* _Problem_
Copy from the first line below down to and including the line with "const rowNotes = ['', '', '', '', '*', '*', '\u2020', ''];". Skip the pictures.
------------------------------------------------
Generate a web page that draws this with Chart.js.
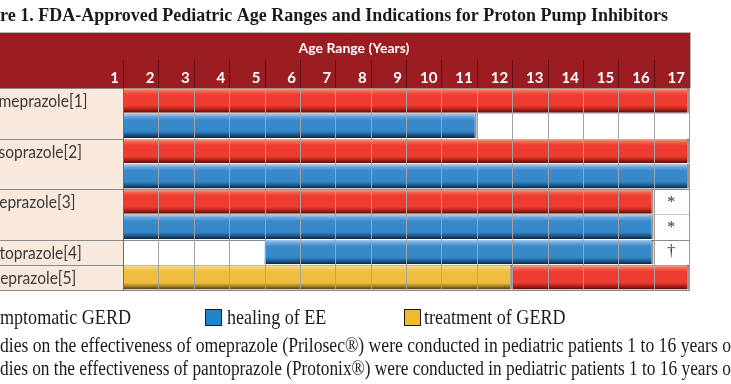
<!DOCTYPE html>
<html>
<head>
<meta charset="utf-8">
<script src="https://cdn.jsdelivr.net/npm/chart.js@4.4.1/dist/chart.umd.min.js"></script>
<style>
  html, body { margin: 0; padding: 0; background: #fff; }
  #wrap { width: 731px; height: 384px; }
</style>
</head>
<body>
<div id="wrap"><canvas id="ppi-chart" width="731" height="384"></canvas></div>
<script>
"use strict";

const title = 'Figure 1. FDA-Approved Pediatric Age Ranges and Indications for Proton Pump Inhibitors';
const axisTitle = 'Age Range (Years)';
const ages = [1, 2, 3, 4, 5, 6, 7, 8, 9, 10, 11, 12, 13, 14, 15, 16, 17];
const drugs = ['Esomeprazole[1]', 'Lansoprazole[2]', 'Omeprazole[3]', 'Pantoprazole[4]', 'Rabeprazole[5]'];

// one entry per table sub-row
const rowKeys = ['eso-a', 'eso-b', 'lan-a', 'lan-b', 'ome-a', 'ome-b', 'pan-a', 'rab-a'];
const rowDrug = [0, 0, 1, 1, 2, 2, 3, 4];
const symptomatic = [[1, 17], null, [1, 17], null, [1, 16], null, null, [12, 17]];
const healing = [null, [1, 11], null, [1, 17], null, [1, 16], [5, 16], null];
const treatment = [null, null, null, null, null, null, null, [1, 12]];
const rowNotes = ['', '', '', '', '*', '*', '\u2020', ''];

const legendLabels = ['symptomatic GERD', 'healing of EE', 'treatment of GERD'];
const footnotes = [
    '*Studies on the effectiveness of omeprazole (Prilosec\u00AE) were conducted in pediatric patients 1 to 16 years old.',
    '\u2020Studies on the effectiveness of pantoprazole (Protonix\u00AE) were conducted in pediatric patients 1 to 16 years old.'
];

const redStops = [[0, '#f6a692'], [0.12, '#f2644f'], [0.26, '#ee3c30'], [0.72, '#ee3c30'], [0.86, '#b0201a'], [1, '#5a0a06']];
const blueStops = [[0, '#aacaea'], [0.12, '#6aa5da'], [0.26, '#3a8acb'], [0.72, '#3588c8'], [0.86, '#1e5a8c'], [1, '#0a253d']];
const yellowStops = [[0, '#f8dd9a'], [0.12, '#f4cd66'], [0.26, '#f1be3e'], [0.72, '#f0bc3b'], [0.86, '#a5822a'], [1, '#4c3a0c']];
const legendColors = ['#e8372b', '#2385c8', '#f1b932'];

const serif = '"Liberation Serif", "Times New Roman", serif';
const sans = 'Lato, "Noto Sans", sans-serif';

function barFill(context, stops) {
    const chart = context.chart;
    const yScale = chart.scales.y;
    if (!yScale || context.dataIndex === undefined) return stops[2][1];
    const band = (yScale.bottom - yScale.top) / rowKeys.length;
    const h = band * 0.96;
    const yc = yScale.getPixelForValue(context.dataIndex);
    if (!isFinite(yc) || !isFinite(h) || h <= 0) return stops[2][1];
    const g = chart.ctx.createLinearGradient(0, yc - h / 2, 0, yc + h / 2);
    stops.forEach(s => g.addColorStop(s[0], s[1]));
    return g;
}

// draws `full` squeezed so that the part starting at `from` (up to `to`) spans x0..x1
function fitText(c, full, from, to, x0, x1, y, font, color) {
    c.save();
    c.font = font;
    c.fillStyle = color;
    const start = full.indexOf(from);
    const end = to ? full.indexOf(to, start) + to.length : full.length;
    const pre = c.measureText(full.slice(0, start)).width;
    const sx = (x1 - x0) / c.measureText(full.slice(start, end)).width;
    c.translate(x0 - pre * sx, y);
    c.scale(sx, 1);
    c.textAlign = 'left';
    c.textBaseline = 'alphabetic';
    c.fillText(full, 0, 0);
    c.restore();
    return sx;
}

function hline(c, x0, x1, y, color) {
    c.strokeStyle = color;
    c.beginPath();
    c.moveTo(x0, Math.round(y) + 0.5);
    c.lineTo(x1, Math.round(y) + 0.5);
    c.stroke();
}

function vline(c, x, y0, y1, color) {
    c.strokeStyle = color;
    c.beginPath();
    c.moveTo(Math.round(x) + 0.5, y0);
    c.lineTo(Math.round(x) + 0.5, y1);
    c.stroke();
}

const tablePlugin = {
    id: 'tablePlugin',
    beforeDraw(chart) {
        const c = chart.ctx;
        const area = chart.chartArea;
        const xs = chart.scales.x;
        const band = (area.bottom - area.top) / rowKeys.length;
        c.save();
        c.fillStyle = '#fff';
        c.fillRect(0, 0, chart.width, chart.height);

        fitText(c, title, 're 1.', null, 0, 668, 21, 'bold 18px ' + serif, '#1a1a1a');

        // header band
        const right = xs.getPixelForValue(17) + 1;
        c.fillStyle = '#9b1c21';
        c.fillRect(0, 33, right, area.top - 33);
        c.lineWidth = 1;
        hline(c, 0, right + 1, 32, '#b5b5b5');
        vline(c, right, 32, area.top, '#b5b5b5');

        c.font = 'bold 14px ' + sans;
        c.fillStyle = '#ffffff';
        c.textAlign = 'center';
        c.textBaseline = 'alphabetic';
        c.fillText(axisTitle, 354, 53);

        // label column
        c.fillStyle = '#f9e9dd';
        c.fillRect(0, area.top, area.left, area.bottom - area.top);

        // row lines (under the bars)
        for (let i = 0; i <= rowKeys.length; i++) {
            const y = area.top + i * band;
            const groupEdge = i === 0 || i === rowKeys.length || rowDrug[i] !== rowDrug[i - 1];
            if (groupEdge) {
                hline(c, 0, right, y, '#8a8a8a');
            } else {
                hline(c, area.left, right, y, '#c8c8c8');
            }
        }

        // drug labels
        c.font = '17px ' + sans;
        const sx = 89 / c.measureText('meprazole[1]').width;
        const x0 = 87.5 - c.measureText(drugs[0]).width * sx;
        c.fillStyle = '#3a3a3a';
        c.textAlign = 'left';
        drugs.forEach((name, d) => {
            const first = rowDrug.indexOf(d);
            const y = area.top + first * band + band / 2 + 6.5;
            c.save();
            c.translate(x0, y);
            c.scale(sx, 1);
            c.fillText(name, 0, 0);
            c.restore();
        });
        c.restore();
    },
    afterDatasetsDraw(chart) {
        const c = chart.ctx;
        const area = chart.chartArea;
        const xs = chart.scales.x;
        const band = (area.bottom - area.top) / rowKeys.length;
        c.save();
        c.lineWidth = 1;

        // vertical grid over bars
        ages.forEach(a => {
            const x = xs.getPixelForValue(a);
            const color = a === 1 ? '#6e6e6e' : (a === 17 ? '#9a9a9a' : '#a3a3a3');
            vline(c, x, area.top, area.bottom + 1, color);
            if (a < 17) {
                vline(c, x, 60, area.top, a === 5 ? '#1c0808' : '#5e1115');
            }
        });

        // header numbers
        c.font = 'bold 15px ' + sans;
        c.fillStyle = '#ffffff';
        c.textAlign = 'right';
        c.textBaseline = 'alphabetic';
        ages.forEach(a => {
            c.fillText(String(a), xs.getPixelForValue(a) - 4, 82.5);
        });

        // notes in empty cells
        c.font = '16px ' + serif;
        c.fillStyle = '#333';
        c.textAlign = 'center';
        c.textBaseline = 'middle';
        const noteX = (xs.getPixelForValue(16) + xs.getPixelForValue(17)) / 2;
        rowNotes.forEach((n, i) => {
            if (n) c.fillText(n, noteX, area.top + i * band + band / 2 + (n === '*' ? 1 : 0));
        });

        // legend
        const lf = '21px ' + serif;
        const lsx = fitText(c, legendLabels[0], 'mptomatic', null, 0, 131, 324, lf, '#1a1a1a');
        c.font = lf;
        const boxX = [131 - c.measureText(legendLabels[0]).width * lsx - 21, 205, 404];
        const textX = [null, 227, 424];
        legendLabels.forEach((lab, i) => {
            c.fillStyle = legendColors[i];
            c.fillRect(boxX[i], 309, 17, 17);
            c.strokeStyle = '#1a1a1a';
            c.strokeRect(boxX[i] + 0.5, 309.5, 16, 16);
            if (i > 0) {
                c.save();
                c.font = lf;
                c.fillStyle = '#1a1a1a';
                c.textAlign = 'left';
                c.textBaseline = 'alphabetic';
                c.translate(textX[i], 324);
                c.scale(lsx, 1);
                c.fillText(lab, 0, 0);
                c.restore();
            }
        });

        // footnotes
        fitText(c, footnotes[0], 'dies on', 'years o', 0, 731, 352, '20px ' + serif, '#1a1a1a');
        fitText(c, footnotes[1], 'dies on', 'years o', 0, 731, 375, '20px ' + serif, '#1a1a1a');
        c.restore();
    }
};

function renderChart() {
    const ctx = document.getElementById('ppi-chart').getContext('2d');
    const barStyle = {
        borderSkipped: false,
        borderWidth: { left: 0, top: 0, bottom: 0, right: 2 },
        borderColor: 'rgba(40, 10, 5, 0.45)'
    };
    new Chart(ctx, {
        type: 'bar',
        data: {
            labels: rowKeys,
            datasets: [
                Object.assign({ label: legendLabels[0], data: symptomatic, backgroundColor: c => barFill(c, redStops) }, barStyle),
                Object.assign({ label: legendLabels[1], data: healing, backgroundColor: c => barFill(c, blueStops) }, barStyle),
                Object.assign({ label: legendLabels[2], data: treatment, backgroundColor: c => barFill(c, yellowStops) }, barStyle)
            ]
        },
        options: {
            indexAxis: 'y',
            responsive: false,
            animation: false,
            layout: { padding: { left: 123, right: 42, top: 88, bottom: 94 } },
            datasets: {
                bar: { grouped: false, barPercentage: 0.96, categoryPercentage: 1 }
            },
            plugins: {
                legend: { display: false },
                tooltip: { enabled: false },
                title: { display: false }
            },
            scales: {
                x: { type: 'linear', min: 1, max: 17, display: false },
                y: { display: false }
            }
        },
        plugins: [tablePlugin]
    });
}

renderChart();
</script>
</body>
</html>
------------------------------------------------
* _Task answer_
Generate a web page that draws this with Chart.js.
<!DOCTYPE html>
<html>
<head>
<meta charset="utf-8">
<script src="https://cdn.jsdelivr.net/npm/chart.js@4.4.1/dist/chart.umd.min.js"></script>
<style>
  html, body { margin: 0; padding: 0; background: #fff; }
  #wrap { width: 731px; height: 384px; }
</style>
</head>
<body>
<div id="wrap"><canvas id="ppi-chart" width="731" height="384"></canvas></div>
<script>
"use strict";

const title = 'Figure 1. FDA-Approved Pediatric Age Ranges and Indications for Proton Pump Inhibitors';
const axisTitle = 'Age Range (Years)';
const ages = [1, 2, 3, 4, 5, 6, 7, 8, 9, 10, 11, 12, 13, 14, 15, 16, 17];
const drugs = ['Esomeprazole[1]', 'Lansoprazole[2]', 'Omeprazole[3]', 'Pantoprazole[4]', 'Rabeprazole[5]'];

// one entry per table sub-row
const rowKeys = ['eso-a', 'eso-b', 'lan-a', 'lan-b', 'ome-a', 'ome-b', 'pan-a', 'rab-a'];
const rowDrug = [0, 0, 1, 1, 2, 2, 3, 4];
const symptomatic = [[1, 17], null, [1, 17], null, [1, 16], null, null, [12, 17]];
const healing = [null, [1, 11], null, [1, 17], null, [1, 16], [5, 16], null];
const treatment = [null, null, null, null, null, null, null, [1, 12]];
const rowNotes = ['', '', '', '', '*', '*', '\u2020', ''];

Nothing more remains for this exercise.